Reportage: Unterwegs als Lebensmittelkontrolleurin in Murrhardt und Auenwald

Um die Gesundheit der Verbraucher zu schützen, schauen im Rems-Murr-Kreis regelmäßig Lebensmittelkontrolleure bei den Betrieben vorbei. Gestern hat Angelika Kliemank von der Lebensmittelüberwachung zwei Speiseeishersteller besucht.

Angelika Kliemank weist den Speiseeishersteller Luca Schiffo auf die korrekte Verwendung von Desinfektionsmittel hin. Foto: Stefan Bossow

© Stefan Bossow

Angelika Kliemank weist den Speiseeishersteller Luca Schiffo auf die korrekte Verwendung von Desinfektionsmittel hin. Foto: Stefan Bossow

Von Anja La Roche

Murrhardt/Auenwald. Meistens ist Lebensmittelkontrolleurin Angelika Kliemank ein Überraschungsgast. So auch heute: Unangekündigt kommt sie beim Eiscafé Belluno in Murrhardt an, in der linken Hand eine Kühlbox, in der rechten einen Koffer. Der Besitzer des Ladens, Luca Schiffo, hat heute eigentlich Ruhetag, ist zufälligerweise aber da, um nach den Kühlschränken zu schauen. Die haben in der Sommerhitze nämlich schwer zu kämpfen. Angelika Kliemank muss er gewähren lassen, sonst würde er ein Bußgeld erhalten. Die Presse aber müsste er nicht reinlassen, doch für den Speiseeishersteller ist das in Ordnung. „Ich habe nichts zu verbergen“, sagt er.

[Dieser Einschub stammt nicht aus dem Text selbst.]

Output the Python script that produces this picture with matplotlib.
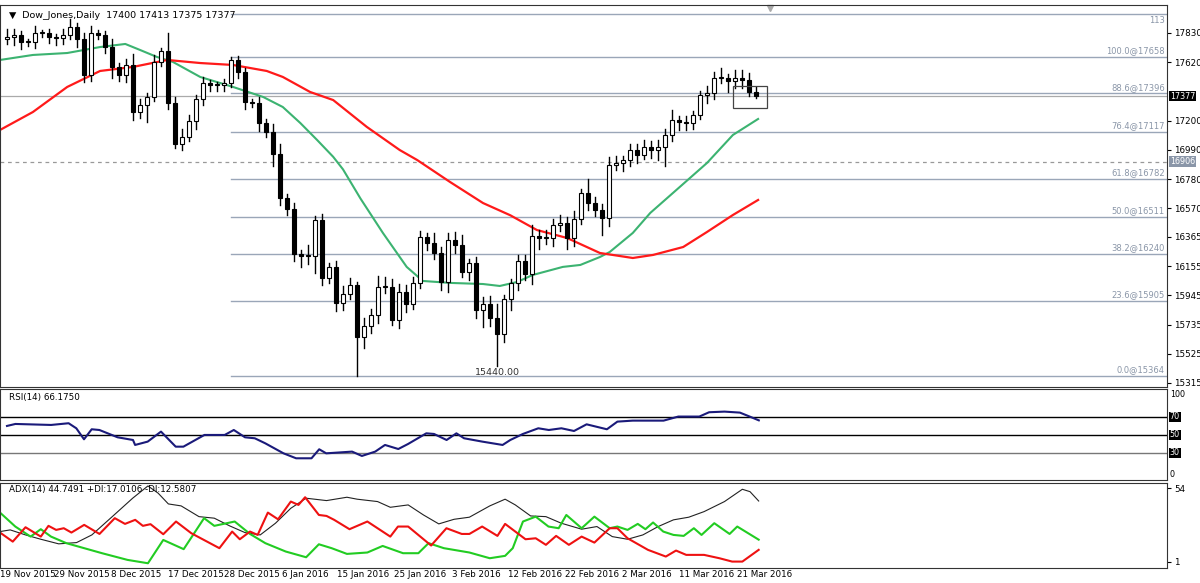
import matplotlib
matplotlib.use("Agg")
import matplotlib.pyplot as plt
from matplotlib.patches import Rectangle

closes = [17801,17816,17765,17765,17830,17830,17801,17794,17816,17873,
          17787,17528,17830,17816,17729,17586,17528,17600,17262,17313,
          17370,17622,17701,17327,17032,17083,17198,17356,17471,17456,
          17456,17471,17636,17550,17334,17327,17183,17119,16961,16644,
          16565,16242,16228,16228,16486,16070,16149,15890,15955,16019,
          15646,15725,15804,16005,16005,15768,15969,15883,16034,16364,
          16321,16249,16041,16343,16307,16113,16177,15840,15883,15782,
          15667,15919,16034,16192,16098,16371,16357,16357,16450,16465,
          16357,16494,16680,16608,16558,16501,16882,16896,16917,16989,
          16953,17011,16989,17011,17097,17205,17191,17183,17241,17385,
          17399,17507,17507,17485,17507,17492,17406,17377]
first_open = 17790
wick_up = [60,40,30,25,50,20,30,25,40,60,
           30,40,50,20,30,60,30,40,80,40,
           30,50,20,130,40,60,40,30,40,20,
           20,25,22,30,30,20,40,30,60,70,
           30,40,30,80,30,40,30,40,60,50,
           20,60,40,80,70,60,60,50,40,40,
           30,70,40,50,60,70,30,40,50,60,
           100,30,30,40,40,80,40,60,40,60,
           40,60,30,100,40,40,60,50,30,40,
           40,50,40,50,40,70,30,40,30,30,
           50,40,70,30,60,60,50,36]
wick_dn = [40,60,50,30,40,30,40,50,40,30,
           60,50,40,30,40,80,40,50,60,40,
           120,30,30,40,30,40,30,60,40,40,
           40,40,30,40,50,30,60,40,90,50,
           40,50,80,60,120,50,40,60,50,40,
           282,80,50,60,40,40,60,60,40,40,
           50,40,60,70,60,40,60,60,120,60,
           227,60,80,50,40,70,80,40,60,40,
           80,60,40,50,40,120,60,40,60,40,
           60,30,60,70,140,40,60,50,40,30,
           60,40,40,80,50,60,30,12]

ma_fast_x = [-1,3.7,8.6,13.3,16.9,19,21.4,23.7,27.6,32.3,36.6,39.4,41.9,44.3,46.6,48,50.5,
             53.7,57.1,59.4,63.3,68,70.4,72.9,75.1,79.4,81.9,84.7,86.1,89.4,91.9,96.1,100,103.7,107.3]
ma_fast = [17636,17672,17686,17729,17751,17708,17658,17622,17514,17442,17370,17298,17183,17061,16940,16850,16640,
           16393,16149,16048,16034,16026,16012,16041,16091,16149,16163,16220,16256,16393,16537,16723,16896,17097,17212]
ma_slow_x = [-1,3.7,8.6,13.3,18,22.9,27.6,32.3,37.1,39.4,43.3,46.6,51.4,56.1,58.6,63.3,68,71.9,75.7,
             80,84.7,89.4,92.3,96.6,100,103.7,107.3]
ma_slow = [17133,17262,17442,17557,17586,17636,17614,17600,17557,17514,17406,17348,17155,16989,16917,16759,16608,16520,16414,
           16357,16249,16213,16235,16292,16400,16522,16630]

fib_pct = ["113", "100.0", "88.6", "76.4", "61.8", "50.0", "38.2", "23.6", "0.0"]
fib_price = [17965, 17658, 17396, 17117, 16782, 16511, 16240, 15905, 15364]

rsi_x = [0,1.2,6.3,8.8,9.9,11,12.1,13.2,15.8,18,18.3,20.1,22,24.1,25.2,28.2,31.1,32.4,34,35.4,36.9,39.5,41.3,43.5,44.6,45.6,
         49.3,50.7,52.6,54,55.9,57.3,59.9,61,62.8,64.2,65.3,67.9,70.8,71.9,73.7,75.9,77.4,79.2,81,82.8,85.7,87.2,89.4,93.8,95.9,
         98.9,100.3,102.5,104.7,106.1,107.4]
rsi = [60,62.2,61.1,63,57.4,45.2,56.3,55.5,47.4,44.4,38.9,42.6,53.7,37,37,50,50,55.5,47.4,46.3,40.7,29.6,24.1,24.1,34.1,29.6,
       31.5,26.7,31.5,38.9,34.4,40,51.8,51.1,44.4,51.8,46.3,42.6,38.9,44.4,51.1,57.4,55.5,57.4,54.4,61.8,56.3,64.8,65.9,65.9,70.4,
       70.4,75.2,75.9,74.8,70.4,66.2]

adx_zx = [0,20,50,80,115,150,180,220,260,290,310,330,355,390,420,450,480,510,540,570,600,640,680,700,740,765,800,830,860,890,
          920,960,990,1010,1040,1070,1100,1140,1170,1200,1230,1260,1290,1320,1350,1380,1420,1455,1470,1487]
adx = [22.8,24,20.4,17.3,14,14.9,20.4,33.5,46.7,55.5,50.3,42.6,41.2,33.5,32.4,26.9,22.1,20.4,28.8,39.5,46.7,45,47.4,46,44.3,40.2,
       41.9,34.7,28.3,31.6,33.1,41.2,46,41.9,34,33.5,28.8,24.5,26.4,19.2,17.3,20.4,26.4,31.2,33.1,37.1,44.3,53.1,51.4,44.7]
mdi_zx = [0,25,50,80,95,110,125,140,165,195,225,245,265,280,295,320,345,375,430,455,470,490,505,525,545,570,585,598,625,640,
          655,685,720,765,780,800,845,875,905,920,945,975,990,1030,1050,1070,1090,1115,1140,1165,1195,1210,1230,1270,1305,1325,
          1345,1380,1410,1435,1455,1487]
mdi = [22.1,15.6,25.9,19.2,26.9,24,25.2,22.1,27.6,21.1,32.4,28.3,31.2,26.9,28.1,20.9,30,21.6,10.9,22.8,17.3,22.8,20.4,36.4,31.6,
       44.3,41.9,47.4,34.7,34,31.2,24.5,30,19.2,26.4,26.4,12.8,25.2,21.1,21.1,26.4,19.7,28.3,17.3,18,13.3,19.7,13.3,19.2,14.9,
       25.2,25.2,18,9.7,4.9,9.2,6.1,6.1,3.7,1.3,1.3,9.7]
pdi_zx = [0,30,60,80,100,130,165,200,250,290,320,360,400,420,460,490,520,560,600,625,650,680,720,750,790,820,840,870,920,960,
          990,1005,1025,1050,1075,1095,1110,1140,1165,1195,1210,1230,1250,1265,1280,1300,1320,1340,1360,1375,1400,1430,1445,1487]
pdi = [36.4,26.4,19.2,24.5,19.2,14.5,10.9,7.3,2.5,0.1,16.8,10.2,32.4,26.9,30,21.1,14.5,8.5,4.4,13.7,10.9,6.8,7.8,12.5,7.3,7.3,
       14.5,10.9,7.8,3.7,5.4,10.9,30,33.5,26.4,25.2,34.7,25.2,33.5,25.2,26.4,24,28.3,24.5,29.3,22.8,20.4,19.7,25.2,20.4,28.8,21.1,
       26.4,17.0]

date_labels = ["19 Nov 2015","29 Nov 2015","8 Dec 2015","17 Dec 2015","28 Dec 2015","6 Jan 2016","15 Jan 2016",
               "25 Jan 2016","3 Feb 2016","12 Feb 2016","22 Feb 2016","2 Mar 2016","11 Mar 2016","21 Mar 2016"]
date_pos = [-1,6.7,14.9,23,31,39.3,47.1,55.3,63.6,71.6,79.7,87.9,96,104.3]
price_ticks = [17830,17620,17200,16990,16780,16570,16365,16155,15945,15735,15525,15315]

plt.rcParams['font.family'] = ['DejaVu Sans']
FS = 6.3

W, H = 1200, 583
fig = plt.figure(figsize=(12, 5.83), dpi=100)
right = 1167 / W
def fy(p): return 1 - p / H
ax = fig.add_axes([0, fy(387), right, fy(5) - fy(387)])
ar = fig.add_axes([0, fy(480), right, fy(389) - fy(480)])
aa = fig.add_axes([0, fy(568), right, fy(483) - fy(568)])
XL = (-1, 1167 / 7 - 1)
def zx2bar(z): return (z / 1.96 - 7) / 7

for a in (ax, ar, aa):
    a.set_xlim(*XL)
    a.set_xticks([])
    a.yaxis.tick_right()
    a.tick_params(axis='y', labelsize=FS, length=3, pad=2)
    for s in a.spines.values():
        s.set_color('#333333'); s.set_linewidth(0.8)

ax.set_ylim(15286, 18031)
ax.set_yticks(price_ticks)
ax.set_yticklabels([str(t) for t in price_ticks])

for lab, p in zip(fib_pct, fib_price):
    ax.plot([32, XL[1]], [p, p], color='#9aa6b8', lw=1)
    if lab == "113":
        ax.text(XL[1] - 0.3, p - 10, lab, ha='right', va='top', fontsize=FS - 0.3, color='#8a96a8')
    else:
        ax.text(XL[1] - 0.3, p + 12, f"{lab}@{p}", ha='right', va='bottom', fontsize=FS - 0.3, color='#8a96a8')
ax.axhline(16906, color='#999999', lw=0.9, ls=(0, (3, 3)))
ax.axhline(closes[-1], color='#aaaaaa', lw=0.9)
ax.text(XL[1] + 0.4, 16906, "16906", fontsize=FS - 0.5, color='white', va='center',
        bbox=dict(boxstyle='square,pad=0.12', fc='#8a96a8', ec='none'), clip_on=False)
ax.text(XL[1] + 0.4, closes[-1], str(closes[-1]), fontsize=FS - 0.5, color='white', va='center',
        bbox=dict(boxstyle='square,pad=0.12', fc='black', ec='none'), clip_on=False)

opens = [first_open] + closes[:-1]
for i, (o, c) in enumerate(zip(opens, closes)):
    hi = max(o, c) + wick_up[i]; lo = min(o, c) - wick_dn[i]
    ax.plot([i, i], [lo, hi], color='black', lw=1, zorder=3)
    h = abs(c - o) if abs(c - o) > 4 else 4
    ax.add_patch(Rectangle((i - 0.35, min(o, c)), 0.7, h, facecolor='black' if c < o else 'white',
                           edgecolor='black', lw=0.8, zorder=4))
ax.plot(ma_fast_x, ma_fast, color='#3cb371', lw=1.5, zorder=2)
ax.plot(ma_slow_x, ma_slow, color='#ff1a1a', lw=1.6, zorder=2)
ax.text(70, 15420, "15440.00", ha='center', va='top', fontsize=FS + 0.5, color='#333333')
ax.add_patch(Rectangle((103.7, 17290), 4.8, 160, facecolor='none', edgecolor='#444444', lw=0.9, zorder=5))
ax.text(0.3, 17990, "\u25bc  Dow_Jones,Daily  17400 17413 17375 17377", fontsize=FS + 0.5, va='top')
ax.plot([109], [18010], marker='v', color='#aaaaaa', ms=5, clip_on=False)

ar.set_ylim(0, 101)
ar.set_yticks([])
for lv, col in ((70, 'black'), (50, 'black'), (30, '#777777')):
    ar.axhline(lv, color=col, lw=1)
    ar.text(XL[1] + 0.4, lv, str(lv), fontsize=FS - 0.5, color='white', va='center',
            bbox=dict(boxstyle='square,pad=0.1', fc='black', ec='none'), clip_on=False)
ar.text(XL[1] + 0.4, 95, "100", fontsize=FS - 0.5, va='center', clip_on=False)
ar.text(XL[1] + 0.4, 6, "0", fontsize=FS - 0.5, va='center', clip_on=False)
ar.plot(rsi_x, rsi, color='#1a1a7a', lw=1.5)
ar.text(0.3, 97, "RSI(14) 66.1750", fontsize=FS, va='top')

aa.set_ylim(-3.3, 57.6)
aa.set_yticks([54, 1])
aa.set_yticklabels(["54", "1"])
aa.plot([zx2bar(z) for z in adx_zx], adx, color='#222222', lw=0.8)
aa.plot([zx2bar(z) for z in pdi_zx], pdi, color='#22cc22', lw=1.5)
aa.plot([zx2bar(z) for z in mdi_zx], mdi, color='#ee1111', lw=1.5)
aa.text(0.3, 56.5, "ADX(14) 44.7491 +DI:17.0106 -DI:12.5807", fontsize=FS, va='top')

for lab, pos in zip(date_labels, date_pos):
    aa.text(pos, -4.5, lab, ha='left', va='top', fontsize=FS, clip_on=False)

fig.savefig("out.png", dpi=100)
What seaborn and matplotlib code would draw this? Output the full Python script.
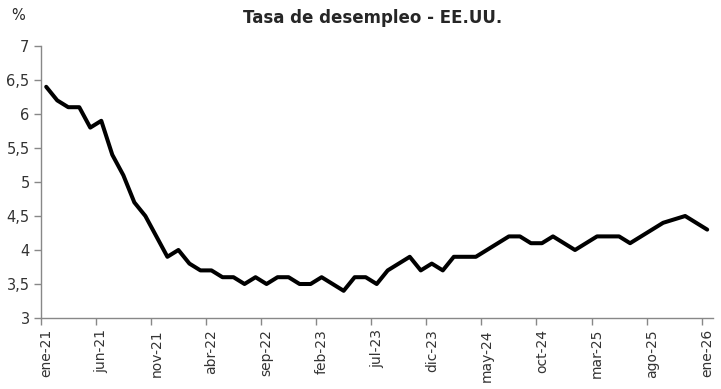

Angelika Kliemank zieht einen sterilen Kittel an und begibt sich, mit einem Klemmbrett bewaffnet, in die Küche des Eiscafés. Genauestens betrachtet sie dort die Geräte, spickt in die Kühlschränke und schaut sich die gelagerten Nahrungsmittel an. Währenddessen steht Luca Schiffo ihr Rede und Antwort. „Wie oft produziert ihr hier Speiseeis?“, fragt sie. „Fast jeden Tag. Aber heute ist Ruhetag“, antwortet er. Kliemank dokumentiert einen frischen Wasserschaden an der Decke. „Das muss gemacht werden, da kommt auf jeden Fall noch mal jemand zur Nachkontrolle“, sagt sie.

Inspiziert werden auch der Mixer, die Eismaschinen, das Waschbecken – alles in Ordnung, nur das Handwaschbecken ist zurzeit nicht ganz dicht und muss repariert werden. Kliemank weist den Inhaber zudem darauf hin, die Flächen und Utensilien stets trocken zu halten, den Bodenwischer mal auszutauschen und drauf zu achten, dass sich der Kunststoff an den Teigschabern nicht ablöst – sonst könnte es passieren, dass Plastik im Eis landet.

Kritisch sieht sie, dass in einer Schublade Dokumente und Küchenutensilien nebeneinander aufbewahrt werden, auch wenn der Eisproduzent Letztere derzeit gar nicht zur Produktion verwendet. „Die Grundhygiene stimmt, das sind nur Kleinigkeiten“, betont die Kontrolleurin.

Besuch in Heimen und Supermärkten

Angestellt ist Angelika Kliemank bei der Kreisverwaltung. Der Fachbereich Lebensmittelüberwachung kontrolliert die zirka 6500 Lebensmittelbetriebe, und zwar vom Erzeuger bis hin zum Endverbraucher. Die Kontrolleurin besucht also beispielsweise auch Pflegeheime und Supermärkte. Planmäßig schaut sie zirka ein- bis zweimal im Jahr bei einem Betrieb vorbei. Liegen Beschwerden vor oder hat sie in der Vergangenheit bereits etwas beanstanden müssen, weitet sie die Kontrollen aus.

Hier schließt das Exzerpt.